## Instructions to follow
Pictures excluded, return the lines below from the first through the line holding "const yTicks = [4, 5, 6, 7, 8, 9, 10];".

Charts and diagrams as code
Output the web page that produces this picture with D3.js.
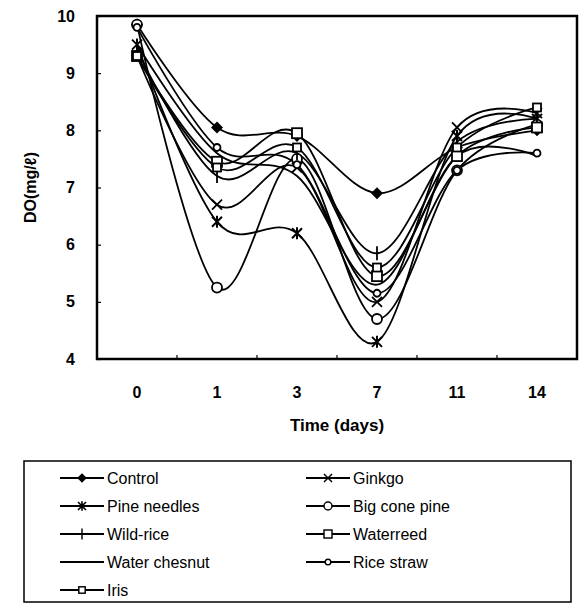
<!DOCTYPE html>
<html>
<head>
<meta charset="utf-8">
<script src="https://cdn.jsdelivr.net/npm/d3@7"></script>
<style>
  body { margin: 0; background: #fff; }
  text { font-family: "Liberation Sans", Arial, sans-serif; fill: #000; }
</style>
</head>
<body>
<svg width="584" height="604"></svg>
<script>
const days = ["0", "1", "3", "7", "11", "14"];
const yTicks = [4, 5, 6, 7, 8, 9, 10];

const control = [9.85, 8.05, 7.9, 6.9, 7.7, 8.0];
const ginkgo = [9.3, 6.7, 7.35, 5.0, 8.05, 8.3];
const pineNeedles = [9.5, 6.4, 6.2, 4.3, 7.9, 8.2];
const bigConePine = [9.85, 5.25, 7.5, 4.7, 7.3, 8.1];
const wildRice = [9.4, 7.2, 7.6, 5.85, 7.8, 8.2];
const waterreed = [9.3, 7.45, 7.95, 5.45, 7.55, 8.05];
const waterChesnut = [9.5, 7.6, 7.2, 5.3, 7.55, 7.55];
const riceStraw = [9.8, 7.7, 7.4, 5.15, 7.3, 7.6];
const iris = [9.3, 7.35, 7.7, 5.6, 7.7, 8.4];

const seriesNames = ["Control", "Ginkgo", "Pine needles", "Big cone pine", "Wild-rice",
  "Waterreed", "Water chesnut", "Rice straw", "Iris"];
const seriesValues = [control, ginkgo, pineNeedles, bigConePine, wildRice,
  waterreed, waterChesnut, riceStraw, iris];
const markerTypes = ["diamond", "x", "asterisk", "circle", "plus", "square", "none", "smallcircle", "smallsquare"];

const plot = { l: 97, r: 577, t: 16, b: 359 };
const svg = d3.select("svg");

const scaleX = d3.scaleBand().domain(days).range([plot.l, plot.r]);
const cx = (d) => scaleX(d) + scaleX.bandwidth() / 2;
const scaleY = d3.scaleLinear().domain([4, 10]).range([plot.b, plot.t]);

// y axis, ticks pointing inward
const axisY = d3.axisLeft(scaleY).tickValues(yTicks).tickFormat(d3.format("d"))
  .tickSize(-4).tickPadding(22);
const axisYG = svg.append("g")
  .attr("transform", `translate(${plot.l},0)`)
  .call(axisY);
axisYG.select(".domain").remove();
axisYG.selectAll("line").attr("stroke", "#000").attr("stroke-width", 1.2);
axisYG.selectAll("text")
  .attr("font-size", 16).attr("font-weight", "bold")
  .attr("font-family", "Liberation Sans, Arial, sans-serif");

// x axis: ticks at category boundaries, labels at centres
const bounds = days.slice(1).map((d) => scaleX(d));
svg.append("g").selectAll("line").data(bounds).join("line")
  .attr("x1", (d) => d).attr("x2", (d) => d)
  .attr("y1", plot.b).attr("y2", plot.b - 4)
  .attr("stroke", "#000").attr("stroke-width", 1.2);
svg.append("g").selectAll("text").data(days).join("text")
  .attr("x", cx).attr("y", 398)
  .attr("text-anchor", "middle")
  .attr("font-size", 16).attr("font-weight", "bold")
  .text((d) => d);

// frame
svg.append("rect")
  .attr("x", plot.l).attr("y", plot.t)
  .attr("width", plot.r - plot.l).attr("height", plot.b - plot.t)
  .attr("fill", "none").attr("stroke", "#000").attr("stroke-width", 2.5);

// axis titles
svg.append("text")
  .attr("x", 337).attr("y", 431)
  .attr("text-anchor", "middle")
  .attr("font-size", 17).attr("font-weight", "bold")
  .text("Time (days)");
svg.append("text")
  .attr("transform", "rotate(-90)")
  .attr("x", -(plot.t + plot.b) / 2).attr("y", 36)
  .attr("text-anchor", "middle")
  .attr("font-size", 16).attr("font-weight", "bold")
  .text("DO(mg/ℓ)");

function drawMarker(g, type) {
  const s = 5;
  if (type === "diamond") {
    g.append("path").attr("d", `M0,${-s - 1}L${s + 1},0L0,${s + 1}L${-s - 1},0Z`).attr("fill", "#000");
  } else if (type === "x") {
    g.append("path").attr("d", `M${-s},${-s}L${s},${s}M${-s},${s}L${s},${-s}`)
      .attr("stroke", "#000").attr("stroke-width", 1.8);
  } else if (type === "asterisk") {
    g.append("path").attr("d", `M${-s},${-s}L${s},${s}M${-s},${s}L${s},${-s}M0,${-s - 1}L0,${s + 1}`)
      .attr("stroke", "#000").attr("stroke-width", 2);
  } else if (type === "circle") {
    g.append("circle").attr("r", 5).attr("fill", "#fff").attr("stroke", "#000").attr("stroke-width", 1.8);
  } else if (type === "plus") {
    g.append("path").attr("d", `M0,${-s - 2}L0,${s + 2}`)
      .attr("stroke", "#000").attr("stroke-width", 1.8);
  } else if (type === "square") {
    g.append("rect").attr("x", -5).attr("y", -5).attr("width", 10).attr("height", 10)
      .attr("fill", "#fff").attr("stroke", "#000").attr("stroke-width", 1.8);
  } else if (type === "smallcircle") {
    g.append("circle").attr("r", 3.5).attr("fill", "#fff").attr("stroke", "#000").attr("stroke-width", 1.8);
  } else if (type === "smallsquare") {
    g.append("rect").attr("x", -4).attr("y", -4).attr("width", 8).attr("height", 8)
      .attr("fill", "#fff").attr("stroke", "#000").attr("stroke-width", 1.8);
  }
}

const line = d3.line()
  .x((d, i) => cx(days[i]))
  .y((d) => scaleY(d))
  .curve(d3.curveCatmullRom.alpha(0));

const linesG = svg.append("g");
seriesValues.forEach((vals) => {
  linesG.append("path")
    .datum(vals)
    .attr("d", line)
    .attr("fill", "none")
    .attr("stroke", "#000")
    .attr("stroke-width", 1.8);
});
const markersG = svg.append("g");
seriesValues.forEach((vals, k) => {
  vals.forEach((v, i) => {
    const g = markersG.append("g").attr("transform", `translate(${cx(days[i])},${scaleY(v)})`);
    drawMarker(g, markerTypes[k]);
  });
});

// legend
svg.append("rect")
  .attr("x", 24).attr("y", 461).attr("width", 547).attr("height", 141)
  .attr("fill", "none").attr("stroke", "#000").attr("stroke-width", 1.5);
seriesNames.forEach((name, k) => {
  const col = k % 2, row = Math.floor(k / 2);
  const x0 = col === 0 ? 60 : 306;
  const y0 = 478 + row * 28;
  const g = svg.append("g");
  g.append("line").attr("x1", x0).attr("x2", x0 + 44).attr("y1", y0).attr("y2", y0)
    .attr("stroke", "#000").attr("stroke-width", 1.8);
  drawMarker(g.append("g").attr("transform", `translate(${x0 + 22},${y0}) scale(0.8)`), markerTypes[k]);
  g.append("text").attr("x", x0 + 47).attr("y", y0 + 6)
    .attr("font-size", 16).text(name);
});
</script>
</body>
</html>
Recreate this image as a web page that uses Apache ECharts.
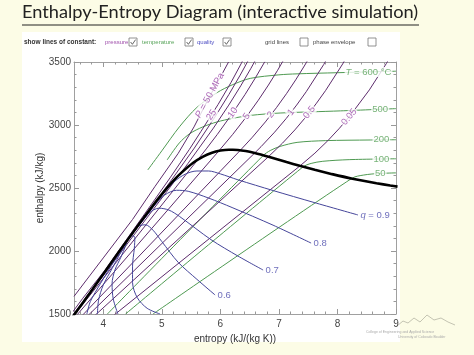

## Correct result
Output the web page that produces this picture with D3.js.
<!DOCTYPE html>
<html>
<head>
<meta charset="utf-8">
<script src="https://cdn.jsdelivr.net/npm/d3@7"></script>
<style>
  body { margin: 0; background: #fff; }
  text { font-family: "Liberation Sans", Arial, sans-serif; fill: #000; }
</style>
</head>
<body>
<svg width="584" height="604"></svg>
<script>
const days = ["0", "1", "3", "7", "11", "14"];
const yTicks = [4, 5, 6, 7, 8, 9, 10];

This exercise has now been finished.